## EXTRACTED ENTRIES
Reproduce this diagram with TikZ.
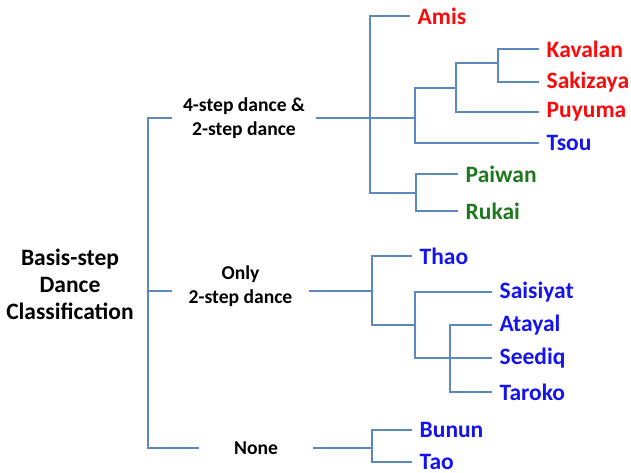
\documentclass[tikz,border=0pt]{standalone}
\usepackage{fontspec}
\setmainfont{Carlito}
\usepackage{tikz}
\usepackage{xcolor}
\usetikzlibrary{positioning, calc}

\definecolor{branchblue}{RGB}{92,136,192}
\definecolor{tribered}{RGB}{250,10,10}
\definecolor{tribeblue}{RGB}{20,20,240}
\definecolor{tribegreen}{RGB}{30,120,30}

\begin{document}
\begin{tikzpicture}[x=1pt, y=-1pt,
    branch/.style={draw=branchblue, line width=2.8pt},
    leaf/.style={anchor=west, inner xsep=7.5pt, inner ysep=0pt, font=\fontsize{23.5}{27}\selectfont\bfseries},
    group/.style={align=center, inner xsep=0pt, font=\fontsize{19.6}{24}\selectfont\bfseries}]
\useasboundingbox (0,0) rectangle (631,473);

% root and the three dance groups
\node[align=center, font=\fontsize{23.5}{27}\selectfont\bfseries] (root) at (70,284) {Basis-step\\Dance\\Classification};
\node[group, minimum width=144pt] (g1) at (244,118) {4-step dance \&\\2-step dance};
\node[group, minimum width=137pt] (g2) at (240.5,286) {Only\\2-step dance};
\node[group, minimum width=114pt] (g3) at (256,448) {None};

% tribes
\foreach \name/\x/\y/\txt/\col in {
    ami/410/16/Amis/tribered, kav/539/49/Kavalan/tribered,
    sak/539/82/Sakizaya/tribered, puy/539/112/Puyuma/tribered,
    tso/539/143/Tsou/tribeblue, pai/458/174/Paiwan/tribegreen,
    ruk/458/211/Rukai/tribegreen, tha/412/256/Thao/tribeblue,
    sai/492/292/Saisiyat/tribeblue, ata/492/325/Atayal/tribeblue,
    see/492/358/Seediq/tribeblue, tar/492/392/Taroko/tribeblue,
    bun/412/430/Bunun/tribeblue, tao/412/462/Tao/tribeblue} {
    \node[leaf, text=\col] (\name) at (\x,\y) {\txt};
}

% branch points
\coordinate (s) at (148,291);
\coordinate (a1) at (370,118);
\coordinate (b1) at (415,118);
\coordinate (c1) at (456,88);
\coordinate (d1) at (498,63);
\coordinate (e1) at (416,193);
\coordinate (a2) at (372,291);
\coordinate (b2) at (415,325);
\coordinate (c2) at (450,358);
\coordinate (a3) at (372,448);

% root spine
\draw[branch] (g1.west) -| (s) |- (g3.west);
\draw[branch] (s) -- (s -| g2.west);

% 4-step & 2-step dance
\draw[branch] (g1.east) -- (b1);
\draw[branch] (ami.west) -| (a1) |- (e1);
\draw[branch] (kav.west) -| (d1) |- (sak.west);
\draw[branch] (d1) -| (c1) |- (puy.west);
\draw[branch] (c1) -| (b1) |- (tso.west);
\draw[branch] (pai.west) -| (e1) |- (ruk.west);

% only 2-step dance
\draw[branch] (a2 -| g2.east) -- (a2);
\draw[branch] (tha.west) -| (a2) |- (b2);
\draw[branch] (sai.west) -| (b2) |- (c2);
\draw[branch] (ata.west) -| (c2) |- (tar.west);
\draw[branch] (c2) -- (see.west);

% none
\draw[branch] (g3.east) -- (a3);
\draw[branch] (bun.west) -| (a3) |- (tao.west);
\end{tikzpicture}
\end{document}
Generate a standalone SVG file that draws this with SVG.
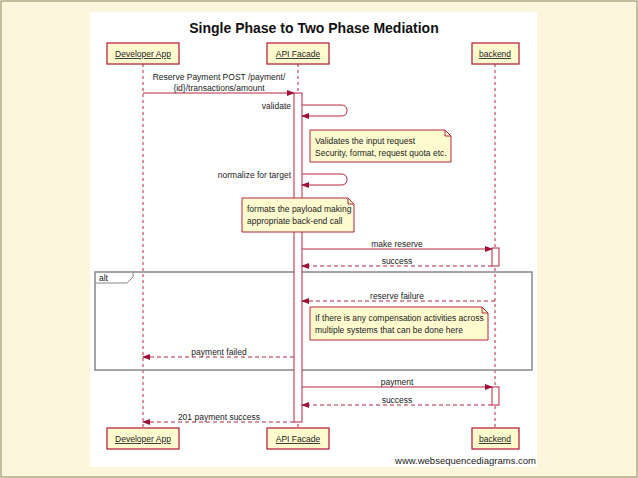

## WHAT IS BEING ASKED
Reproduce each record above by retyping it exactly; omit all images.

## RESPONSE
Reproduce this diagram with TikZ.
\documentclass[tikz,border=0pt]{standalone}
\usepackage{fontspec}
\setmainfont{Carlito}
\usepackage{tikz}
\usepackage{xcolor}
\usetikzlibrary{positioning, calc}

\definecolor{branchblue}{RGB}{92,136,192}
\definecolor{tribered}{RGB}{250,10,10}
\definecolor{tribeblue}{RGB}{20,20,240}
\definecolor{tribegreen}{RGB}{30,120,30}

\begin{document}
\begin{tikzpicture}[x=1pt, y=-1pt,
    branch/.style={draw=branchblue, line width=2.8pt},
    leaf/.style={anchor=west, inner xsep=7.5pt, inner ysep=0pt, font=\fontsize{23.5}{27}\selectfont\bfseries},
    group/.style={align=center, inner xsep=0pt, font=\fontsize{19.6}{24}\selectfont\bfseries}]
\useasboundingbox (0,0) rectangle (631,473);

% root and the three dance groups
\node[align=center, font=\fontsize{23.5}{27}\selectfont\bfseries] (root) at (70,284) {Basis-step\\Dance\\Classification};
\node[group, minimum width=144pt] (g1) at (244,118) {4-step dance \&\\2-step dance};
\node[group, minimum width=137pt] (g2) at (240.5,286) {Only\\2-step dance};
\node[group, minimum width=114pt] (g3) at (256,448) {None};

% tribes
\foreach \name/\x/\y/\txt/\col in {
    ami/410/16/Amis/tribered, kav/539/49/Kavalan/tribered,
    sak/539/82/Sakizaya/tribered, puy/539/112/Puyuma/tribered,
    tso/539/143/Tsou/tribeblue, pai/458/174/Paiwan/tribegreen,
    ruk/458/211/Rukai/tribegreen, tha/412/256/Thao/tribeblue,
    sai/492/292/Saisiyat/tribeblue, ata/492/325/Atayal/tribeblue,
    see/492/358/Seediq/tribeblue, tar/492/392/Taroko/tribeblue,
    bun/412/430/Bunun/tribeblue, tao/412/462/Tao/tribeblue} {
    \node[leaf, text=\col] (\name) at (\x,\y) {\txt};
}

% branch points
\coordinate (s) at (148,291);
\coordinate (a1) at (370,118);
\coordinate (b1) at (415,118);
\coordinate (c1) at (456,88);
\coordinate (d1) at (498,63);
\coordinate (e1) at (416,193);
\coordinate (a2) at (372,291);
\coordinate (b2) at (415,325);
\coordinate (c2) at (450,358);
\coordinate (a3) at (372,448);

% root spine
\draw[branch] (g1.west) -| (s) |- (g3.west);
\draw[branch] (s) -- (s -| g2.west);

% 4-step & 2-step dance
\draw[branch] (g1.east) -- (b1);
\draw[branch] (ami.west) -| (a1) |- (e1);
\draw[branch] (kav.west) -| (d1) |- (sak.west);
\draw[branch] (d1) -| (c1) |- (puy.west);
\draw[branch] (c1) -| (b1) |- (tso.west);
\draw[branch] (pai.west) -| (e1) |- (ruk.west);

% only 2-step dance
\draw[branch] (a2 -| g2.east) -- (a2);
\draw[branch] (tha.west) -| (a2) |- (b2);
\draw[branch] (sai.west) -| (b2) |- (c2);
\draw[branch] (ata.west) -| (c2) |- (tar.west);
\draw[branch] (c2) -- (see.west);

% none
\draw[branch] (g3.east) -- (a3);
\draw[branch] (bun.west) -| (a3) |- (tao.west);
\end{tikzpicture}
\end{document}
Generate a standalone SVG file that draws this with SVG.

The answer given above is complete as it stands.